Oxford,1976. Ruth is perplexed and irritated by her mother’s strange behaviour: she says someone is out to kill her and gives Ruth a written account of her life between 1939-41 to read in instalments. During that parched summer, Ruth discovers that her mother is not Sally Gilmartin, nee Fairchild, as she had always believed, but Eva Delectorskaya, half English, half Russian emigre and agent for the British Intelligence Services.

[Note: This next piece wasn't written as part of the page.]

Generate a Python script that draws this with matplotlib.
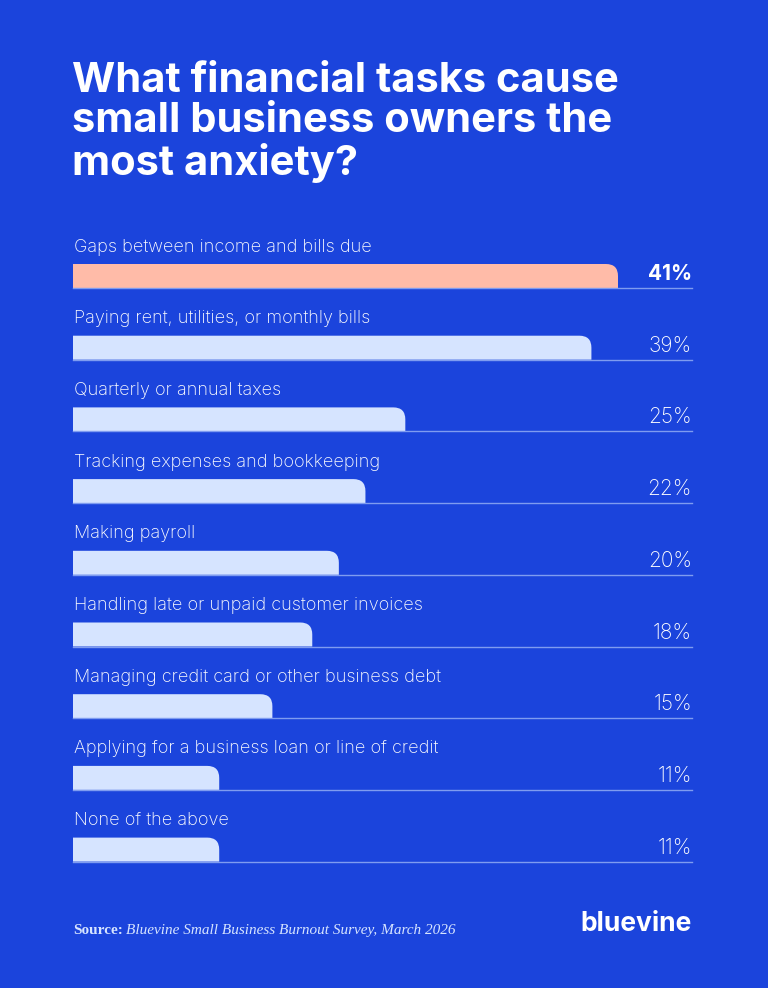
import matplotlib.pyplot as plt
from matplotlib.path import Path
from matplotlib.patches import PathPatch

categories = [
    'Gaps between income and bills due',
    'Paying rent, utilities, or monthly bills',
    'Quarterly or annual taxes',
    'Tracking expenses and bookkeeping',
    'Making payroll',
    'Handling late or unpaid customer invoices',
    'Managing credit card or other business debt',
    'Applying for a business loan or line of credit',
    'None of the above',
]
values = [41, 39, 25, 22, 20, 18, 15, 11, 11]
value_labels = ['41%', '39%', '25%', '22%', '20%', '18%', '15%', '11%', '11%']

BG = '#1b44dc'
HIGHLIGHT = '#ffbba8'
BAR = '#d6e4ff'
LINE = '#7f9cf0'

plt.rcParams['font.family'] = ['Inter', 'DejaVu Sans']

fig = plt.figure(figsize=(7.68, 9.88), dpi=100)
fig.patch.set_facecolor(BG)
ax = fig.add_axes([0, 0, 1, 1])
ax.set_xlim(0, 768)
ax.set_ylim(988, 0)
ax.axis('off')

x0, x1 = 73, 692
px_per_pct = 545 / 41.0
bar_h, radius = 24, 12
row0, row_step = 288, 71.7


def bar_path(left, bottom, w, h, r):
    top = bottom - h
    r = min(r, w)
    verts = [(left, bottom), (left, top), (left + w - r, top),
             (left + w, top), (left + w, top + r), (left + w, bottom), (left, bottom)]
    codes = [Path.MOVETO, Path.LINETO, Path.LINETO,
             Path.CURVE3, Path.CURVE3, Path.LINETO, Path.CLOSEPOLY]
    return Path(verts, codes)


ax.text(72, 62, 'What financial tasks cause\nsmall business owners the\nmost anxiety?',
        color='white', fontsize=30, fontweight='bold', va='top', ha='left',
        linespacing=1.08)

for i, (cat, v, lab) in enumerate(zip(categories, values, value_labels)):
    yb = row0 + i * row_step
    w = v * px_per_pct
    ax.add_patch(PathPatch(bar_path(x0, yb, w, bar_h, radius),
                           facecolor=HIGHLIGHT if i == 0 else BAR, edgecolor='none'))
    ax.plot([x0, x1], [yb, yb], color=LINE, lw=1)
    ax.text(74, yb - 41, cat, color='white', fontsize=13, fontweight='light',
            va='center', ha='left')
    ax.text(x1, yb - 14, lab, color='white', fontsize=15, va='center', ha='right',
            fontweight='bold' if i == 0 else 'light')

ax.text(73, 930, 'Source:', color='#d6e4ff', fontsize=11, fontweight='bold',
        family='Liberation Serif', va='center', ha='left')
ax.text(126, 930, 'Bluevine Small Business Burnout Survey, March 2026', color='#d6e4ff',
        fontsize=11, style='italic', family='Liberation Serif', va='center', ha='left')
ax.text(692, 924, 'bluevine', color='white', fontsize=19, fontweight='bold',
        va='center', ha='right')

fig.savefig('out.png', dpi=100, facecolor=BG)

Eva is recruited in Paris at the outbreak of the war, trained to be the perfect spy in Scotland and finds herself in the United States trying to persuade the Americans that it was in their interest to join the war in Europe. Her story is based on the true history of BSC – British Security Coordination – a huge covert operation that consisted of hundreds of agents manipulating the media in the US. Their job was to plant bogus stories in newspapers and radio broadcasts that would change public opinion, at that time heavily against getting involved in Europe’s war. Eva is sent on one final and fatally dangerous mission and realises the bitter truth of her mentor’s advice that she must trust no one.
Thus William Boyd cleverly interweaves the Oxford of the mid-70’s – a time of cheesecloth, clogs and demos against a library built with the Shah of Iran’s money – with the extraordinary story of a spy during World War II and leaves us with a sense of the clandestine, arbitrary and unknowable nature of international politics. He is a brilliant storyteller and in this one he creates a fantastic web of intrigue, passion and betrayal.